> [Supplied data]:
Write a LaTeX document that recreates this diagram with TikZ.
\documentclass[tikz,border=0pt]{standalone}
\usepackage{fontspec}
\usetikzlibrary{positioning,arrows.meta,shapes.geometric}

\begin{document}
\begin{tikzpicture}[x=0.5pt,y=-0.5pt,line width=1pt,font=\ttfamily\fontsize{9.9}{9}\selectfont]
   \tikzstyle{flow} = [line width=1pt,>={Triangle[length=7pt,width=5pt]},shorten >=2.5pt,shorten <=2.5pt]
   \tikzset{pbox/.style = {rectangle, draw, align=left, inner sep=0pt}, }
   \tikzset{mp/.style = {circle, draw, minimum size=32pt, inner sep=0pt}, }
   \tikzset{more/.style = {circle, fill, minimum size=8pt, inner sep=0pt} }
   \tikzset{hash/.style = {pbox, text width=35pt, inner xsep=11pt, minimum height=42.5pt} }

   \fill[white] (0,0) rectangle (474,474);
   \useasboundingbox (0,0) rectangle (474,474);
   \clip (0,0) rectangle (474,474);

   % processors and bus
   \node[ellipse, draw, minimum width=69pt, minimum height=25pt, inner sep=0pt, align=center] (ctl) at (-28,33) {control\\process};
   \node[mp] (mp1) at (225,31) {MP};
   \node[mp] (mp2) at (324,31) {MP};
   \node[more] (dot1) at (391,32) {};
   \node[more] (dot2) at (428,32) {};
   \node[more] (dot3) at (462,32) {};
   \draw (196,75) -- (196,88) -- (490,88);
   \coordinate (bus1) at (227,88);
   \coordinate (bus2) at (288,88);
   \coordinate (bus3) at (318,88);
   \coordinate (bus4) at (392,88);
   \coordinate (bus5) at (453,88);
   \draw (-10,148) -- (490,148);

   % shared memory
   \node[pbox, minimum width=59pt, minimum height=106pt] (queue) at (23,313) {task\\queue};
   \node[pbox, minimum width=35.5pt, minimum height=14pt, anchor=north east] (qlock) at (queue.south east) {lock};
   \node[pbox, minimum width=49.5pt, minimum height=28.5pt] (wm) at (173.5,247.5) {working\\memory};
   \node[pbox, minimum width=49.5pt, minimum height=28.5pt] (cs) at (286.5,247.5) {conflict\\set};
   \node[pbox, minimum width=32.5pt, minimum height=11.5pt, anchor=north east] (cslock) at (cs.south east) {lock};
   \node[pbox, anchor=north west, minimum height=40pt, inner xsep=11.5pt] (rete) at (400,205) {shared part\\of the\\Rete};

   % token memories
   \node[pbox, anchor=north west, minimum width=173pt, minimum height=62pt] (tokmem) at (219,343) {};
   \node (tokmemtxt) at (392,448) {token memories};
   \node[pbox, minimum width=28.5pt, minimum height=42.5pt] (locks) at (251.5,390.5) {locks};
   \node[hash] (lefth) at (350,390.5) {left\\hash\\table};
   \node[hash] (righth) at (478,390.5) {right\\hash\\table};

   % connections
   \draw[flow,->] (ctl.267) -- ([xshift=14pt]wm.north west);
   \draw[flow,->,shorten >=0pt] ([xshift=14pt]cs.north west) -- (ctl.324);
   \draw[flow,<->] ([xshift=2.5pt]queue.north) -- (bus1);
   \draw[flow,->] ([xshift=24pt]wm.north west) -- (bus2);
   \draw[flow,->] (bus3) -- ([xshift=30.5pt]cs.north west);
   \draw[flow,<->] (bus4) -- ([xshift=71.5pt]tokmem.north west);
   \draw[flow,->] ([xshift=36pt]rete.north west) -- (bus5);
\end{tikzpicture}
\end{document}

> [The problem]: Quote the data above in full, changing nothing.

> [Final result]:
Write a LaTeX document that recreates this diagram with TikZ.
\documentclass[tikz,border=0pt]{standalone}
\usepackage{fontspec}
\usetikzlibrary{positioning,arrows.meta,shapes.geometric}

\begin{document}
\begin{tikzpicture}[x=0.5pt,y=-0.5pt,line width=1pt,font=\ttfamily\fontsize{9.9}{9}\selectfont]
   \tikzstyle{flow} = [line width=1pt,>={Triangle[length=7pt,width=5pt]},shorten >=2.5pt,shorten <=2.5pt]
   \tikzset{pbox/.style = {rectangle, draw, align=left, inner sep=0pt}, }
   \tikzset{mp/.style = {circle, draw, minimum size=32pt, inner sep=0pt}, }
   \tikzset{more/.style = {circle, fill, minimum size=8pt, inner sep=0pt} }
   \tikzset{hash/.style = {pbox, text width=35pt, inner xsep=11pt, minimum height=42.5pt} }

   \fill[white] (0,0) rectangle (474,474);
   \useasboundingbox (0,0) rectangle (474,474);
   \clip (0,0) rectangle (474,474);

   % processors and bus
   \node[ellipse, draw, minimum width=69pt, minimum height=25pt, inner sep=0pt, align=center] (ctl) at (-28,33) {control\\process};
   \node[mp] (mp1) at (225,31) {MP};
   \node[mp] (mp2) at (324,31) {MP};
   \node[more] (dot1) at (391,32) {};
   \node[more] (dot2) at (428,32) {};
   \node[more] (dot3) at (462,32) {};
   \draw (196,75) -- (196,88) -- (490,88);
   \coordinate (bus1) at (227,88);
   \coordinate (bus2) at (288,88);
   \coordinate (bus3) at (318,88);
   \coordinate (bus4) at (392,88);
   \coordinate (bus5) at (453,88);
   \draw (-10,148) -- (490,148);

   % shared memory
   \node[pbox, minimum width=59pt, minimum height=106pt] (queue) at (23,313) {task\\queue};
   \node[pbox, minimum width=35.5pt, minimum height=14pt, anchor=north east] (qlock) at (queue.south east) {lock};
   \node[pbox, minimum width=49.5pt, minimum height=28.5pt] (wm) at (173.5,247.5) {working\\memory};
   \node[pbox, minimum width=49.5pt, minimum height=28.5pt] (cs) at (286.5,247.5) {conflict\\set};
   \node[pbox, minimum width=32.5pt, minimum height=11.5pt, anchor=north east] (cslock) at (cs.south east) {lock};
   \node[pbox, anchor=north west, minimum height=40pt, inner xsep=11.5pt] (rete) at (400,205) {shared part\\of the\\Rete};

   % token memories
   \node[pbox, anchor=north west, minimum width=173pt, minimum height=62pt] (tokmem) at (219,343) {};
   \node (tokmemtxt) at (392,448) {token memories};
   \node[pbox, minimum width=28.5pt, minimum height=42.5pt] (locks) at (251.5,390.5) {locks};
   \node[hash] (lefth) at (350,390.5) {left\\hash\\table};
   \node[hash] (righth) at (478,390.5) {right\\hash\\table};

   % connections
   \draw[flow,->] (ctl.267) -- ([xshift=14pt]wm.north west);
   \draw[flow,->,shorten >=0pt] ([xshift=14pt]cs.north west) -- (ctl.324);
   \draw[flow,<->] ([xshift=2.5pt]queue.north) -- (bus1);
   \draw[flow,->] ([xshift=24pt]wm.north west) -- (bus2);
   \draw[flow,->] (bus3) -- ([xshift=30.5pt]cs.north west);
   \draw[flow,<->] (bus4) -- ([xshift=71.5pt]tokmem.north west);
   \draw[flow,->] ([xshift=36pt]rete.north west) -- (bus5);
\end{tikzpicture}
\end{document}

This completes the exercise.